**RECORDS PROVIDED**
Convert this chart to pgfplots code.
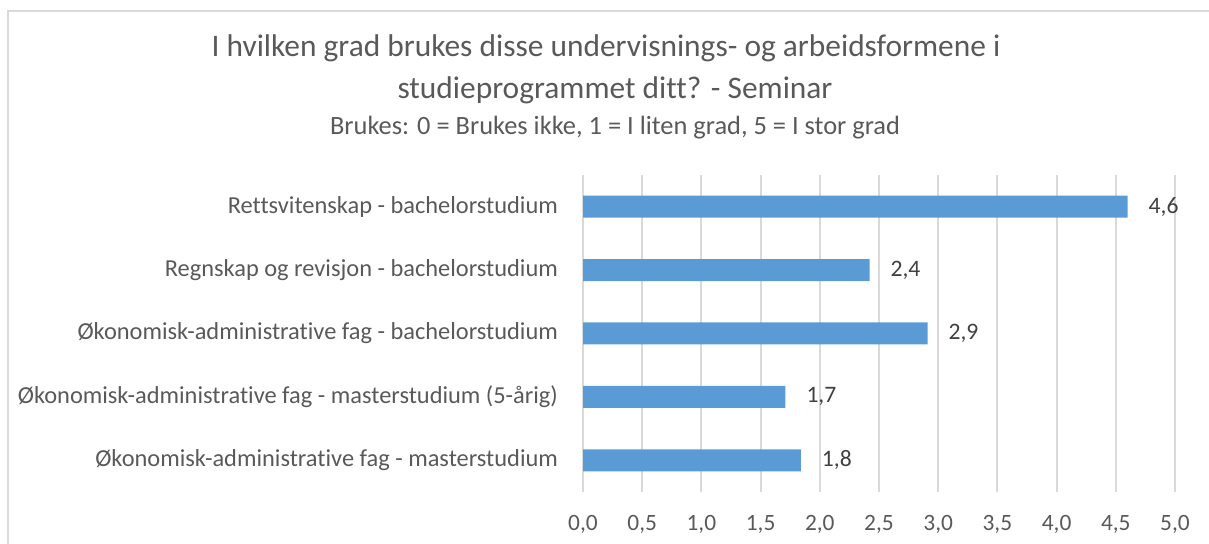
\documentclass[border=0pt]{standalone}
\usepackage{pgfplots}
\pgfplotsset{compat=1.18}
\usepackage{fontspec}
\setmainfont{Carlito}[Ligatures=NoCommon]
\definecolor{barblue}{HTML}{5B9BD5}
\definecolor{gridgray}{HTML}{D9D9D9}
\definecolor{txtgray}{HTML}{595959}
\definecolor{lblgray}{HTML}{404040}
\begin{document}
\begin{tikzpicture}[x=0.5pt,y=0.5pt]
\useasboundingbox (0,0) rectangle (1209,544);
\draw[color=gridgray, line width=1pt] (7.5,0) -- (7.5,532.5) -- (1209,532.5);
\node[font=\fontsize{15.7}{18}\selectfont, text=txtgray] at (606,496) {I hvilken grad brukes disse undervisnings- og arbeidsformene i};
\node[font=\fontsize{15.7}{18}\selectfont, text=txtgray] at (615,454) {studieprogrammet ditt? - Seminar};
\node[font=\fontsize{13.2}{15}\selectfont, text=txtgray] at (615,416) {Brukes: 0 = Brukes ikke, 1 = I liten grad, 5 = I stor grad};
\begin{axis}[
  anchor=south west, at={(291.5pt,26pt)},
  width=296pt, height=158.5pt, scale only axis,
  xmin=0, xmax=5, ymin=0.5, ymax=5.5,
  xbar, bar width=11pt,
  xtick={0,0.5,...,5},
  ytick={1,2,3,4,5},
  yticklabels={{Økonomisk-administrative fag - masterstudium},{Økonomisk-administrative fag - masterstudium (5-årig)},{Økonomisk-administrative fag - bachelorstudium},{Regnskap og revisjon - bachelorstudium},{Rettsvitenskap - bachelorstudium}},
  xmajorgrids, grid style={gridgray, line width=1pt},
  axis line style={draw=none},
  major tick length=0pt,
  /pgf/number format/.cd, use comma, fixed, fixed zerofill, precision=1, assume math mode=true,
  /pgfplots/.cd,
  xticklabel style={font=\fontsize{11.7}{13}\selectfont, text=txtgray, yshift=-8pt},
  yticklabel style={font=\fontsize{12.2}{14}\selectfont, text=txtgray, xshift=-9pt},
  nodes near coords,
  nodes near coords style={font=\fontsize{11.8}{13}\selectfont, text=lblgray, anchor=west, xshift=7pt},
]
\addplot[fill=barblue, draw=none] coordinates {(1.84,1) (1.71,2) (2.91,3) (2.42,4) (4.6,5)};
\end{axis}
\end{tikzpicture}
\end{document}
--
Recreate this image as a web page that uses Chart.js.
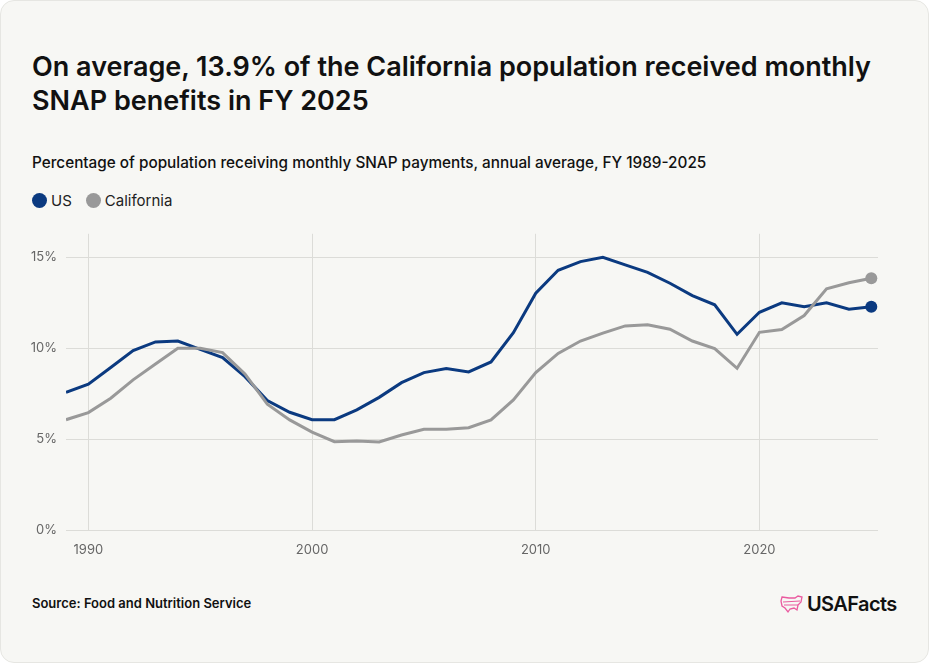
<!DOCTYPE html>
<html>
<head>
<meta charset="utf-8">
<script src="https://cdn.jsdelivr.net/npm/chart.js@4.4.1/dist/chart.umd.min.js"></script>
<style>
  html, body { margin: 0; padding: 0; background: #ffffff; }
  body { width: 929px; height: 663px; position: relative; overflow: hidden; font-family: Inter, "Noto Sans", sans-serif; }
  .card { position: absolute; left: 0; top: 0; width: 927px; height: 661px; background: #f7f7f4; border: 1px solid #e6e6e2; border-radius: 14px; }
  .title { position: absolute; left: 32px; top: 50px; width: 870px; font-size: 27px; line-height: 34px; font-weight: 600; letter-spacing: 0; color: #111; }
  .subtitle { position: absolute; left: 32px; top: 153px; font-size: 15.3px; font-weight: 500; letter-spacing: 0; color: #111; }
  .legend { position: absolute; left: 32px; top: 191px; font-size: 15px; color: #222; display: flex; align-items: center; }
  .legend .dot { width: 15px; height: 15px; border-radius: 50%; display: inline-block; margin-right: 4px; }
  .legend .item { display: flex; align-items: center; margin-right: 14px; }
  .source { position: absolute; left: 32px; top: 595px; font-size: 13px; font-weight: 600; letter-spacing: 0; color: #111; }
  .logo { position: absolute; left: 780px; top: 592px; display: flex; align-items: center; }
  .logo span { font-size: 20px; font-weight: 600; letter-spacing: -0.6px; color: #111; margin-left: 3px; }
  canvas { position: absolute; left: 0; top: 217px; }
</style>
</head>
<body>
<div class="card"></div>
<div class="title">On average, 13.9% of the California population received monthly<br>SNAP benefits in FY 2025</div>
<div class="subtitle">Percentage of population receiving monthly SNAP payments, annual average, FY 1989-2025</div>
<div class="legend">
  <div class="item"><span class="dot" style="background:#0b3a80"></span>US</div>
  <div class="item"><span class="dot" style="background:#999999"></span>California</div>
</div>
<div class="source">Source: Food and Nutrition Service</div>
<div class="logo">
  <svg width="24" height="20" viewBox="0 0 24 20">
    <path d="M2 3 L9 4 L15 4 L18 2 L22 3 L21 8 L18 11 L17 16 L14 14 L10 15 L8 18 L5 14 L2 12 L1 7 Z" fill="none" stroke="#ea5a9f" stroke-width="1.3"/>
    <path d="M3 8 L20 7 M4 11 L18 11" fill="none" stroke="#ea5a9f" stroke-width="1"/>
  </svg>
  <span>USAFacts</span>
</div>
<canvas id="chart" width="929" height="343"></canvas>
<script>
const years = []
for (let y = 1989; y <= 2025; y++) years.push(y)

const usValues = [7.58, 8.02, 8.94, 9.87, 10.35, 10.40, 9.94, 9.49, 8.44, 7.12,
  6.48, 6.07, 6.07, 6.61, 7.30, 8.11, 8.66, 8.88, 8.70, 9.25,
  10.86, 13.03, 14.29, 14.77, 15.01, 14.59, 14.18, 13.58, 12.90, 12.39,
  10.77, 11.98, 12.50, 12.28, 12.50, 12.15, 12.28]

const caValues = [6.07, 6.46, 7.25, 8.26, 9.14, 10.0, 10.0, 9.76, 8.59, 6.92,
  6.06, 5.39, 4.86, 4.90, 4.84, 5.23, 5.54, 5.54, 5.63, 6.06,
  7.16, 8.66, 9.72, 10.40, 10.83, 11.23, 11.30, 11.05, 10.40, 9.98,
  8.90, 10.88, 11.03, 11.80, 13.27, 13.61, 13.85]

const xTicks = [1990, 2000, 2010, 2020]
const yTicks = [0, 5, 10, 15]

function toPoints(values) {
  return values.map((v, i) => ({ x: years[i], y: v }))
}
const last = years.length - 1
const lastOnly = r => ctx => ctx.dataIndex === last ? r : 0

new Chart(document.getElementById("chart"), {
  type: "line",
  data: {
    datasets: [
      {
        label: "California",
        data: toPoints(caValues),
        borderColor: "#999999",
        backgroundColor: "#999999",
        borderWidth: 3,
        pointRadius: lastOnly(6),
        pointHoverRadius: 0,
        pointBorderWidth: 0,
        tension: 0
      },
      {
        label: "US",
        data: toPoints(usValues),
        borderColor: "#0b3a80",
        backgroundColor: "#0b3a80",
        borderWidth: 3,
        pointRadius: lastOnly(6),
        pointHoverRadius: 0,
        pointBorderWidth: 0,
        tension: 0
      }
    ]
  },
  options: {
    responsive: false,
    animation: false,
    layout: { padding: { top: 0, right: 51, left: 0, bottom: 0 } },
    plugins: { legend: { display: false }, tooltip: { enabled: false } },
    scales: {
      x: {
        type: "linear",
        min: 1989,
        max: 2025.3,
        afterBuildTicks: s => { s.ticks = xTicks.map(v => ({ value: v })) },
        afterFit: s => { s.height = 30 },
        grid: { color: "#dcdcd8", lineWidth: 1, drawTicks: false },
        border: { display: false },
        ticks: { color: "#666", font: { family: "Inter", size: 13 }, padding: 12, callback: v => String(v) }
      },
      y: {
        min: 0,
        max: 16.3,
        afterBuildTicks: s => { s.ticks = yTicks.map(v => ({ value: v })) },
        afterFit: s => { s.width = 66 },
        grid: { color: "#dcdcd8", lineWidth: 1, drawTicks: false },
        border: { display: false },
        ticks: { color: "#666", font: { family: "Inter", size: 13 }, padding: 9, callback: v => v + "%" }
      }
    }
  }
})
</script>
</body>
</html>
...
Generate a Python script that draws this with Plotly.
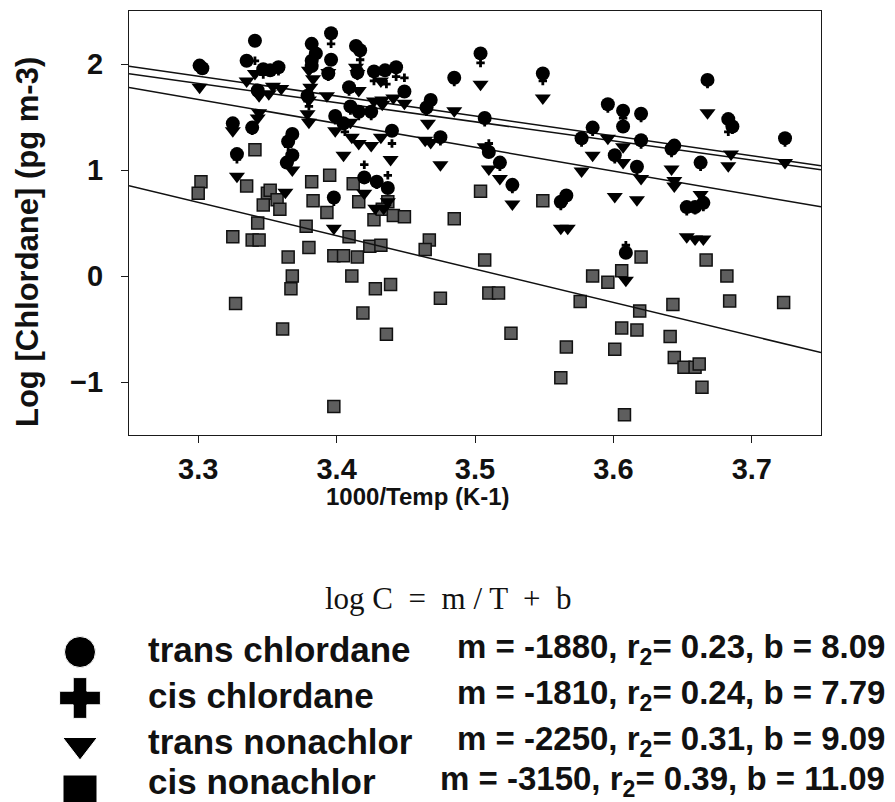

**DIRECTION**
Tally the lines in the listing that hold "this" and report the number alone.

**FINISHED ANSWER**
3